Last weekend, Jose Mourinho mistook Manuel Pellegrini for a sparkling mineral water proprietor, labelling him Mr Pellegrino after Chelsea’s tense 1-1 draw with Manchester City. 

Jose has form here: following an ill-tempered 2012 Spanish Super Cup between his Real Madrid side and Barcelona, Mourinho deliberately mispronounced the first name of Tito Vilanova (the late Barcelona manager) in such a manner as to render it slang for “penis.”

Given the Special One only tends to mispronounce the names of fellow managers following losses or particularly fractious games, we suspect he’ll get “Paul Lambert” spot-on: Chelsea have scored 27 goals in their last seven Premier League home fixtures against Aston Villa.

3. Pressure Building On Pochettino?

Picking up just seven points from their first five games, Mauricio Pochettino has overseen Tottenham Hotspur’s slowest start to a Premier League season since Juande Ramos was manager back in 2008-09: the Spaniard was sacked a month later.

While sanity dictates that no manager should be feeling the heat after a meager five games in charge, this is Tottenham and Daniel Levy we’re talking about. The Spurs chairman is what a family-friendly Samuel L. Jacksons might call a “ruthless mother hubbard,” having sacked his way through seven managers in the last ten years.

We hope that Pochettino is given sufficient time. He was, after all, responsible for a Southampton side that last season played some of the most attractive football in the league, and he is already putting his stamp on White Hart Lane: Spurs have the third best possession rate in the league (vs. 9th for last year) and the 4th best pass success rate (8th last year), reflecting Pochettino’s preference for short-passing, possession-based football.

Pochettino is in a bullish mood ahead of his first North London Derby this weekend, declaring he wants to “write history”. The cards, however, are stacked against him: Spurs have won just twice away to Arsenal in the entire Premier League era.  

Results at The Emirates won’t decide Pochettino’s fate, but a point or three from this weekend would be a welcome, albeit unlikely, fillip for the Argentine.

4. Adebayor To Score, Go Batsh*t Mental

Speaking of the North London Derby, no player has scored more goals in the history of Arsenal vs. Tottenham fixtures than Emanuel Adebayor. Unfortunately for Pochettino, however, the Togolese striker has scored four times as many goals for the Gunners as for Spurs.  Expect him to go batsh*t mental if he does get his name on the score-sheet.

5. Sterling Service

“Must-win” is a terribly glib and hackneyed phrase, so instead we’ll just say that Liverpool (and indeed Everton) could bloody well do with taking three points from this weekend’s Merseyside Derby. This time last year, Liverpool were joint top of the table and about to welcome back Luis Suarez from suspension (for biting, in case that wasn’t blindingly obvious). This year, they’re languishing in 12th and leaning heavily on 19-year old Raheem Sterling for goals.

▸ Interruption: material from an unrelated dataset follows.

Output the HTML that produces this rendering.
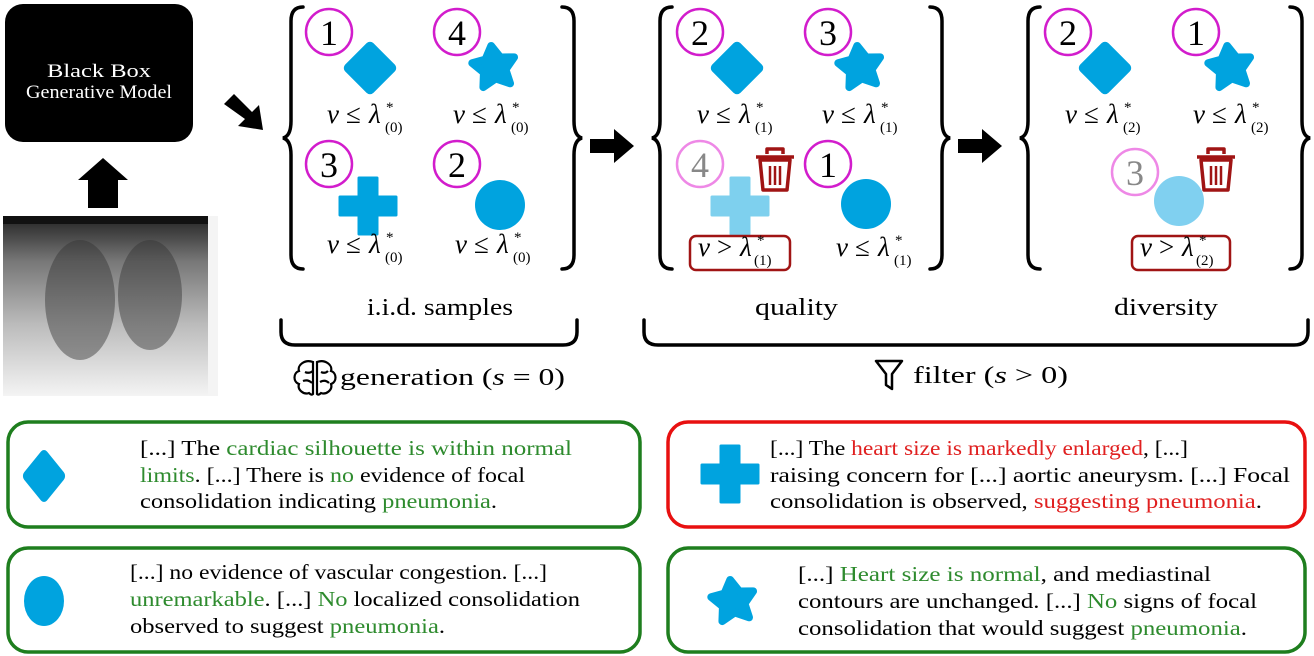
<!DOCTYPE html>
<html><head><meta charset="utf-8"><style>
html,body{margin:0;padding:0;background:#fff;}
svg{display:block;}
text{font-family:"Liberation Serif",serif;}
.g{fill:#2e8b2e}.r{fill:#e02020}
.m{font-size:27px}
.s{font-size:15px}
</style></head><body>
<svg width="1314" height="656" viewBox="0 0 1314 656" xmlns="http://www.w3.org/2000/svg">
<defs>
<linearGradient id="xr" x1="0" y1="0" x2="0" y2="1">
<stop offset="0" stop-color="#222"/><stop offset="0.25" stop-color="#777"/><stop offset="0.6" stop-color="#bbb"/><stop offset="1" stop-color="#f4f4f4"/></linearGradient>
<g id="star"><path d="M0,-24 L9,-9 L25,-7 L13,6 L16,23 L0,15 L-16,23 L-13,6 L-25,-7 L-9,-9 Z" fill="#00a3df" stroke="#00a3df" stroke-width="9" stroke-linejoin="round" transform="scale(0.85) rotate(-8)"/></g>
<g id="dia"><rect x="-20" y="-20" width="40" height="40" rx="5" fill="#00a3df" transform="rotate(45)"/></g>
<g id="plus"><path d="M-9,-28 h18 v19 h19 v18 h-19 v19 h-18 v-19 h-19 v-18 h19 z" fill="#00a3df" stroke="#00a3df" stroke-width="3" stroke-linejoin="round"/></g>
<g id="trash" fill="none" stroke="#a01414" stroke-width="3.5" stroke-linejoin="round"><path d="M-8,-18 v-5 h16 v5"/><path d="M-19,-15 h38"/><path d="M-15,-12 l3,30 h24 l3,-30 z"/><path d="M-5,-6 v19 M0,-6 v19 M5,-6 v19" stroke-width="2.5"/></g>
<g id="le"><text class="m" x="0" y="0" font-style="italic">ν</text><text class="m" x="19" y="0">≤</text><text class="m" x="42" y="0" font-style="italic">λ</text><text class="s" x="59" y="-11">*</text><text class="s" x="58" y="9">(0)</text></g>
<g id="l1"><text class="m" x="0" y="0" font-style="italic">ν</text><text class="m" x="19" y="0">≤</text><text class="m" x="42" y="0" font-style="italic">λ</text><text class="s" x="59" y="-11">*</text><text class="s" x="58" y="9">(1)</text></g>
<g id="l2"><text class="m" x="0" y="0" font-style="italic">ν</text><text class="m" x="19" y="0">≤</text><text class="m" x="42" y="0" font-style="italic">λ</text><text class="s" x="59" y="-11">*</text><text class="s" x="58" y="9">(2)</text></g>
<g id="g1"><text class="m" x="0" y="0" font-style="italic">ν</text><text class="m" x="19" y="0">&gt;</text><text class="m" x="42" y="0" font-style="italic">λ</text><text class="s" x="59" y="-11">*</text><text class="s" x="56" y="9">(1)</text></g>
<g id="g2"><text class="m" x="0" y="0" font-style="italic">ν</text><text class="m" x="19" y="0">&gt;</text><text class="m" x="42" y="0" font-style="italic">λ</text><text class="s" x="59" y="-11">*</text><text class="s" x="56" y="9">(2)</text></g>
</defs>

<rect x="5" y="4" width="188" height="138" rx="18" fill="#000"/>
<text x="99" y="77" fill="#fff" font-size="19" text-anchor="middle" textLength="104" lengthAdjust="spacingAndGlyphs">Black Box</text>
<text x="99" y="98" fill="#fff" font-size="19" text-anchor="middle" textLength="146" lengthAdjust="spacingAndGlyphs">Generative Model</text>
<path d="M88,208 v-28 h-10 l25,-22 l25,22 h-10 v28 z" fill="#000"/>
<rect x="3" y="216" width="215" height="180" fill="url(#xr)"/>
<ellipse cx="80" cy="300" rx="35" ry="60" fill="#333" opacity="0.45"/>
<ellipse cx="150" cy="295" rx="32" ry="55" fill="#333" opacity="0.45"/>
<rect x="3" y="216" width="215" height="8" fill="#111"/>
<rect x="208" y="216" width="10" height="180" fill="#f4f4f4"/>
<path d="M224,104 l10,-10 l18,18 l7,-7 l4,25 l-25,-4 l7,-7 z" fill="#000"/>
<path d="M590,139 h24 v-10 l20,17 l-20,17 v-10 h-24 z" fill="#000"/>
<path d="M958,139 h24 v-10 l20,17 l-20,17 v-10 h-24 z" fill="#000"/>

<g fill="none" stroke="#000" stroke-width="3.5" stroke-linecap="round">
<path d="M303,7 q-12,0 -12,14 v100 q0,15 -8,17 q8,2 8,17 v100 q0,14 12,14"/>
<path d="M562,7 q12,0 12,14 v100 q0,15 8,17 q-8,2 -8,17 v100 q0,14 -12,14"/>
<path d="M672,7 q-12,0 -12,14 v100 q0,15 -8,17 q8,2 8,17 v100 q0,14 12,14"/>
<path d="M930,7 q12,0 12,14 v100 q0,15 8,17 q-8,2 -8,17 v100 q0,14 -12,14"/>
<path d="M1040,7 q-12,0 -12,14 v100 q0,15 -8,17 q8,2 8,17 v100 q0,14 12,14"/>
<path d="M1290,7 q12,0 12,14 v100 q0,15 8,17 q-8,2 -8,17 v100 q0,14 -12,14"/>
<path d="M281,320 v12 q0,13 14,13 h268 q14,0 14,-13 v-12"/>
<path d="M644,320 v12 q0,13 14,13 h636 q14,0 14,-13 v-12"/>
</g>

<g fill="#fff" stroke="#d21ccc" stroke-width="2.5">
<circle cx="329" cy="32" r="23"/><circle cx="457" cy="32" r="23"/><circle cx="329" cy="164" r="23"/><circle cx="457" cy="164" r="23"/>
<circle cx="700" cy="32" r="23"/><circle cx="828" cy="32" r="23"/><circle cx="828" cy="164" r="23"/>
<circle cx="1068" cy="32" r="23"/><circle cx="1196" cy="32" r="23"/>
</g>
<g fill="#fff" stroke="#ee88e6" stroke-width="2.5"><circle cx="700" cy="164" r="23"/><circle cx="1135" cy="172" r="23"/></g>
<g font-size="36" text-anchor="middle">
<text x="329" y="45">1</text><text x="457" y="45">4</text><text x="329" y="177">3</text><text x="457" y="177">2</text>
<text x="700" y="45">2</text><text x="828" y="45">3</text><text x="828" y="177">1</text><text x="700" y="177" fill="#888">4</text>
<text x="1068" y="45">2</text><text x="1196" y="45">1</text><text x="1135" y="185" fill="#888">3</text>
</g>

<use href="#dia" x="370" y="68"/><use href="#star" x="494" y="66"/><use href="#plus" x="368" y="206"/><circle cx="500" cy="205" r="25" fill="#00a3df"/>
<use href="#dia" x="737" y="68"/><use href="#star" x="860" y="66"/><g opacity="0.5"><use href="#plus" x="740" y="206"/></g><circle cx="866" cy="204" r="25" fill="#00a3df"/>
<use href="#dia" x="1105" y="68"/><use href="#star" x="1230" y="66"/><circle cx="1179" cy="201" r="25" fill="#80d0f0"/>
<use href="#trash" x="775" y="172"/><use href="#trash" x="1216" y="172"/>

<rect x="690" y="236" width="100" height="34" rx="6" fill="none" stroke="#a01414" stroke-width="2.5"/>
<rect x="1132" y="236" width="98" height="34" rx="6" fill="none" stroke="#a01414" stroke-width="2.5"/>

<use href="#le" x="327" y="123"/><use href="#le" x="453" y="123"/><use href="#le" x="327" y="253"/><use href="#le" x="455" y="253"/>
<use href="#l1" x="697" y="123"/><use href="#l1" x="822" y="123"/><use href="#l1" x="836" y="256"/><use href="#g1" x="698" y="256"/>
<use href="#l2" x="1065" y="123"/><use href="#l2" x="1193" y="123"/><use href="#g2" x="1140" y="256"/>

<g font-size="24">
<text x="367" y="315" textLength="146" lengthAdjust="spacingAndGlyphs">i.i.d.  samples</text>
<text x="755" y="315" textLength="83" lengthAdjust="spacingAndGlyphs">quality</text>
<text x="1114" y="315" textLength="104" lengthAdjust="spacingAndGlyphs">diversity</text>
<text x="340" y="385" textLength="225" lengthAdjust="spacingAndGlyphs">generation (<tspan font-style="italic">s</tspan> = 0)</text>
<text x="913" y="383" textLength="155" lengthAdjust="spacingAndGlyphs">filter (<tspan font-style="italic">s</tspan> &gt; 0)</text>
</g>
<g fill="none" stroke="#000" stroke-width="2.2">
<path d="M313,362 c-8,-3 -16,3 -14,9 c-6,2 -6,11 0,13 c-2,6 5,11 10,9 c2,2 3,2 4,1 z"/>
<path d="M317,362 c8,-3 16,3 14,9 c6,2 6,11 0,13 c2,6 -5,11 -10,9 c-2,2 -3,2 -4,1 z"/>
<path d="M305,372 q4,2 8,-1 M303,381 q5,-2 9,2 M321,372 q4,2 7,-1 M320,382 q5,-3 9,1"/>
</g>
<path d="M876,361 h26 l-10,13 v15 l-6,-4 v-11 z" fill="none" stroke="#000" stroke-width="2.5" stroke-linejoin="round"/>

<g fill="none" stroke-width="3.5">
<rect x="8" y="422" width="632" height="105" rx="20" stroke="#1e7e1e"/>
<rect x="668" y="422" width="637" height="105" rx="20" stroke="#e81010"/>
<rect x="8" y="548" width="632" height="104" rx="20" stroke="#1e7e1e"/>
<rect x="668" y="548" width="637" height="104" rx="20" stroke="#1e7e1e"/>
</g>
<rect x="-19" y="-19" width="38" height="38" rx="5" fill="#00a3df" transform="translate(44,476) scale(0.85,1.05) rotate(45)"/>
<ellipse cx="44" cy="601" rx="20" ry="25" fill="#00a3df"/>
<use href="#plus" x="730" y="474"/>
<use href="#star" x="733" y="600"/>

<g font-size="21">
<text x="140" y="455" textLength="432" lengthAdjust="spacingAndGlyphs">[...] The <tspan class="g">cardiac silhouette is within normal</tspan></text>
<text x="140" y="482" textLength="385" lengthAdjust="spacingAndGlyphs"><tspan class="g">limits</tspan>. [...] There is <tspan class="g">no</tspan> evidence of focal</text>
<text x="140" y="508" textLength="357" lengthAdjust="spacingAndGlyphs">consolidation indicating <tspan class="g">pneumonia</tspan>.</text>
<text x="130" y="579" textLength="417" lengthAdjust="spacingAndGlyphs">[...] no evidence of vascular congestion. [...]</text>
<text x="130" y="606" textLength="450" lengthAdjust="spacingAndGlyphs"><tspan class="g">unremarkable</tspan>. [...] <tspan class="g">No</tspan> localized consolidation</text>
<text x="130" y="633" textLength="315" lengthAdjust="spacingAndGlyphs">observed to suggest <tspan class="g">pneumonia</tspan>.</text>
<text x="770" y="455" textLength="418" lengthAdjust="spacingAndGlyphs">[...] The <tspan class="r">heart size is markedly enlarged</tspan>, [...]</text>
<text x="770" y="482" textLength="520" lengthAdjust="spacingAndGlyphs">raising concern for [...] aortic aneurysm. [...] Focal</text>
<text x="770" y="508" textLength="492" lengthAdjust="spacingAndGlyphs">consolidation is observed, <tspan class="r">suggesting pneumonia</tspan>.</text>
<text x="798" y="581" textLength="413" lengthAdjust="spacingAndGlyphs">[...] <tspan class="g">Heart size is normal</tspan>, and mediastinal</text>
<text x="798" y="608" textLength="459" lengthAdjust="spacingAndGlyphs">contours are unchanged. [...] <tspan class="g">No</tspan> signs of focal</text>
<text x="798" y="635" textLength="449" lengthAdjust="spacingAndGlyphs">consolidation that would suggest <tspan class="g">pneumonia</tspan>.</text>
</g>
</svg>
</body></html>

As was the case throughout last season, silly mistakes at the back are costing Liverpool points: they’ve kept just one clean sheet in their last 11 Premier League games. But with Luis Suarez in Cataluña, Daniel Sturridge on the physio’s table and Mario Balotelli yet to hit his Premier League straps (including his City stint, he’s scored just one goal in his last 19 EPL games), a great deal of pressure is falling on the young shoulders of Raheem Sterling to make good their defensive deficit. Ahead of such an important Premier League fixture, it was therefore surprising to see the 19-year old play all 120 minutes of Liverpool’s mid-week cup saga against Middlesbrough. 

Sterling has scored six goals and made three assists in his last 10 Premier League appearances. He’ll need to keep that going if Liverpool are to retain Champions League football. 

6. Which Would Win In A Fight Between An Eagle And A Fox?

We’re pretty sure that the number of people who genuinely enjoyed Catwoman is eight times greater than the number who, at the start of the season, would have predicted Crystal Palace vs. Leicester City to be a mouth-watering encounter. And yet, without a great deal of exaggeration, that’s precisely what it is. The Eagles’ and The Foxes’ first five Premier League fixtures delivered 18 and 17 goals respectively (3.5 per game), including a 5-3, a 3-3 and a 3-2. Only Everton and Chelsea are responsible for more. 

It’s G-Banging time, yo.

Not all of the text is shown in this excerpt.